Avoid Huge Insurance Claims & Costly Emergency Roof Service by Assessing for Potential Risks Before Winter Hits
Most homes in Southeast Wisconsin should be able to support about 20 lb. per square foot of snow before the roof becomes stressed.
If any part of your roof becomes stressed under the weight of snow, you may have a partial or complete roof collapse on your hands.
Top Risk Factors for a Roof Collapse
Below we’ve listed some of the top risks associated with a partial or complete roof collapse
- If your home was built in the 1980’s, it is likely able to support 40 lbs. per square foot. On the other hand, if your home was built in the 1920’s, the roof may be able to withstand considerably less.
- If you have a flat roof or a low slopping roof over a porch, 3-seasons room, or other parts of your home you may be at risk of a roof collapse because debris, snow, and rain tend to collect here, whereas they run off steep slopes much faster.
- If you have varying roof lines, wind may pose a threat for snow drifts to develop, which can put added stress on certain parts of your roof.
- If you have cracking, leaning or missing mortar it may be a sign of an unstable roof.
- If your roof line looks like its drooping, bending or curving you may be at risk of a roof collapse
- If you have whistling winds throughout your home, accompanied by door frames changing and doors opening on their own you might have an unstable roof.
- If you have dripping water, dark spots or sagging areas inside your home, your roof may be compromised.
- If your home will be left unattended for an extended amount of time (i.e. vacations, seasonal snowbirds, etc.) you may be at risk if roof snow accumulation is not being kept at bay.
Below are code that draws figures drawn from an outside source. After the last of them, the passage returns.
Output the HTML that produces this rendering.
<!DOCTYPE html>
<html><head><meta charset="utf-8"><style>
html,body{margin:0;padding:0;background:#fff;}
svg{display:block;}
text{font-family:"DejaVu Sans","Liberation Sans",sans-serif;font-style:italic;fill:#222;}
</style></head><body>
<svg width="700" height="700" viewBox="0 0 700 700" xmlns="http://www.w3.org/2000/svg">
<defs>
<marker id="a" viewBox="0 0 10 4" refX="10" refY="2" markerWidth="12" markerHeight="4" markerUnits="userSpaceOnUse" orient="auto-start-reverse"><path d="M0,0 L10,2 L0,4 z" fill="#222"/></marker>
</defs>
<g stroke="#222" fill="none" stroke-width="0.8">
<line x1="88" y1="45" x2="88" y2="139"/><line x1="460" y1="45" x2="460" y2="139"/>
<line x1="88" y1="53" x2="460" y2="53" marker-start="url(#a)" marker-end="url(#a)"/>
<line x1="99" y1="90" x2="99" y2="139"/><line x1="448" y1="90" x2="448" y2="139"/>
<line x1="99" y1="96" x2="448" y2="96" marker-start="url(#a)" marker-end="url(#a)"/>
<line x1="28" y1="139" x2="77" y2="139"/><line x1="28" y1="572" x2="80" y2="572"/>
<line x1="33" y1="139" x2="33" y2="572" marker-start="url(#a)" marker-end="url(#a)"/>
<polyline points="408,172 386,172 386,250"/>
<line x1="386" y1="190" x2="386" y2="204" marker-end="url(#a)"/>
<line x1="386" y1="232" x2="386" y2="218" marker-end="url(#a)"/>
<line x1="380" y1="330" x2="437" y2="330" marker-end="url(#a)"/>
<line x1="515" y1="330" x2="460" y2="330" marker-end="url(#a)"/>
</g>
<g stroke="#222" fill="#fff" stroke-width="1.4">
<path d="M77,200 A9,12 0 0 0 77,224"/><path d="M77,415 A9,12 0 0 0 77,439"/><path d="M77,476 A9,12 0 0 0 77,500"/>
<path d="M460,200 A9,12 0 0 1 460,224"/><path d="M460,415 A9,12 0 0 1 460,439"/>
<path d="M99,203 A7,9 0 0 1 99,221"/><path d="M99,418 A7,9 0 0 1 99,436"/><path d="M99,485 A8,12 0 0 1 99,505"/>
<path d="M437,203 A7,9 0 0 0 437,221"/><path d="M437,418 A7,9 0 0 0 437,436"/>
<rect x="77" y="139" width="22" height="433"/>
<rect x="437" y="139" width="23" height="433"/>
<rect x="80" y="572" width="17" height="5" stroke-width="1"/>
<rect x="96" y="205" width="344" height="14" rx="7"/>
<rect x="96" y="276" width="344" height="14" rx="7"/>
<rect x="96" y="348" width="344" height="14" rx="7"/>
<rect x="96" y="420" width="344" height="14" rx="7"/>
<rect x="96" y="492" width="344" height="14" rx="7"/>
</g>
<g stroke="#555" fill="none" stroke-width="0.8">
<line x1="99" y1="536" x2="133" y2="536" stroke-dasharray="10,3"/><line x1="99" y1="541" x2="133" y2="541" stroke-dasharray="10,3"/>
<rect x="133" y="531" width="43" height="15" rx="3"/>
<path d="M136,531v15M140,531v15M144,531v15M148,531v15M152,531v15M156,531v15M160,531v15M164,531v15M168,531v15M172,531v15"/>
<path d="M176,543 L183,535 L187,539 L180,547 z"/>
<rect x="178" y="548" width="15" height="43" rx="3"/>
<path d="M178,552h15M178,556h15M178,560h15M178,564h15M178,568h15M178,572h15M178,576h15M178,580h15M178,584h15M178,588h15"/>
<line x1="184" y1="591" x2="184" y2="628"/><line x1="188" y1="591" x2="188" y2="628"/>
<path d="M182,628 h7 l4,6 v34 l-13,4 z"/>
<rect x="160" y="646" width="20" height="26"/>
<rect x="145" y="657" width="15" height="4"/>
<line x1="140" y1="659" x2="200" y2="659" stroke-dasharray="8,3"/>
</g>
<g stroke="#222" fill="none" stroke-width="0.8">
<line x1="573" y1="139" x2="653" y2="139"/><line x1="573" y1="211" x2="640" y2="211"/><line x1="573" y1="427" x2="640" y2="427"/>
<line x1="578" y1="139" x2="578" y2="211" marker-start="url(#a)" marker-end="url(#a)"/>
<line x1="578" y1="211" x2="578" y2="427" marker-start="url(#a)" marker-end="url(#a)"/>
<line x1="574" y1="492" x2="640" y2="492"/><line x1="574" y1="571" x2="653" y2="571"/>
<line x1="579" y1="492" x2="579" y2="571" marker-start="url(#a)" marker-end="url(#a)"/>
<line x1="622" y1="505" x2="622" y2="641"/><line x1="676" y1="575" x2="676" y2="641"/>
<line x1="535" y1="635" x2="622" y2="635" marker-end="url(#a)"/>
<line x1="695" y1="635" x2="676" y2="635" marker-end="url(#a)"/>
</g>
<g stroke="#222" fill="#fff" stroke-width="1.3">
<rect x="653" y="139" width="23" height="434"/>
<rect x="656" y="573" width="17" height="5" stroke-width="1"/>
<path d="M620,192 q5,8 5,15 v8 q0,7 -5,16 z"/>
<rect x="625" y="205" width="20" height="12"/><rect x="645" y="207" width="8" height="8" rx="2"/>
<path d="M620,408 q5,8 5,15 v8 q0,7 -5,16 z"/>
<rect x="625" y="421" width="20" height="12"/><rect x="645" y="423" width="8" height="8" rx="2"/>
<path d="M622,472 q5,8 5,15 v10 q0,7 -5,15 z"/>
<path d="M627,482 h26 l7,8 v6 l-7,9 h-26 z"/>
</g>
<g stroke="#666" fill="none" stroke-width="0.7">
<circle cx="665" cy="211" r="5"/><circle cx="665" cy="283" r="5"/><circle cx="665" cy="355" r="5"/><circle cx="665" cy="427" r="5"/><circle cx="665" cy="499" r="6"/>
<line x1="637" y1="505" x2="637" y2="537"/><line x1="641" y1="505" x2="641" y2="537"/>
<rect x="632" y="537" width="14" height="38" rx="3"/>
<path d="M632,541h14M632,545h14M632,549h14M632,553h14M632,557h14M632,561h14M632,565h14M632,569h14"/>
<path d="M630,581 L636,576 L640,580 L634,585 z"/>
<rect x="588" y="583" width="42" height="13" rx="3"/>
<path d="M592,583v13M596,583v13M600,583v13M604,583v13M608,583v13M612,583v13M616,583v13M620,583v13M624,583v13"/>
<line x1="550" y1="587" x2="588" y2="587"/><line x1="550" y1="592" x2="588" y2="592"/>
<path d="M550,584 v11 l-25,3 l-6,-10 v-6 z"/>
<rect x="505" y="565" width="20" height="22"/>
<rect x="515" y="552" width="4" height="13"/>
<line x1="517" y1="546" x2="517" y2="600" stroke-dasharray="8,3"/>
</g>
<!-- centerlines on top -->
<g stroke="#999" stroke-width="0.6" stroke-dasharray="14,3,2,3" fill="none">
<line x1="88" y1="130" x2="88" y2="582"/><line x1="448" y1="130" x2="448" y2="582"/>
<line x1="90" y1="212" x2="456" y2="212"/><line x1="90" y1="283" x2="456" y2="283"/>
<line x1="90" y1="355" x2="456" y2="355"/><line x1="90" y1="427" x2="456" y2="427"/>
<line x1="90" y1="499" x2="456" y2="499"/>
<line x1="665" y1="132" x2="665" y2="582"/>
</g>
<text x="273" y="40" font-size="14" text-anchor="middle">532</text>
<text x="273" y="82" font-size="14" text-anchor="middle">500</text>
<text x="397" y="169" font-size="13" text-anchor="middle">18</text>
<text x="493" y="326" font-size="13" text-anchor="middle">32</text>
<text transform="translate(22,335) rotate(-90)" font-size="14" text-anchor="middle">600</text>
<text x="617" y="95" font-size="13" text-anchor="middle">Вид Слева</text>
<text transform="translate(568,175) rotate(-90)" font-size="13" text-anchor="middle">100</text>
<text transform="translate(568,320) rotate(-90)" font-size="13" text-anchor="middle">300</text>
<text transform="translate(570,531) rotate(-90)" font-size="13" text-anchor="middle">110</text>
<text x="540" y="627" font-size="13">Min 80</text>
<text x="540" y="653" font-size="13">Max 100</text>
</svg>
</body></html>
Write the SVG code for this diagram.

If you will be leaving your home unattended for an extended amount of time, consider hiring a professional snow removal company to rake your roof when heavy snowfalls occur.
Snow & Ice by Weight
For more information on how weight plays a factor between snow and ice, we’ve provided a breakdown according to the Institute for Business and Home Safety (IBHS):
New Snow: 10-12 inches of freshly fallen snow equals about 5 lbs. per square foot.
Old Snow: 3-5 inches of old, packed snow equals about 5 lbs. per square foot
New & Old Snow: 2 feet of new snow + 2 feet of old snow could weigh as much as 60 lbs. per square foot, which is more than the typical home in Southeast Wisconsin can handle!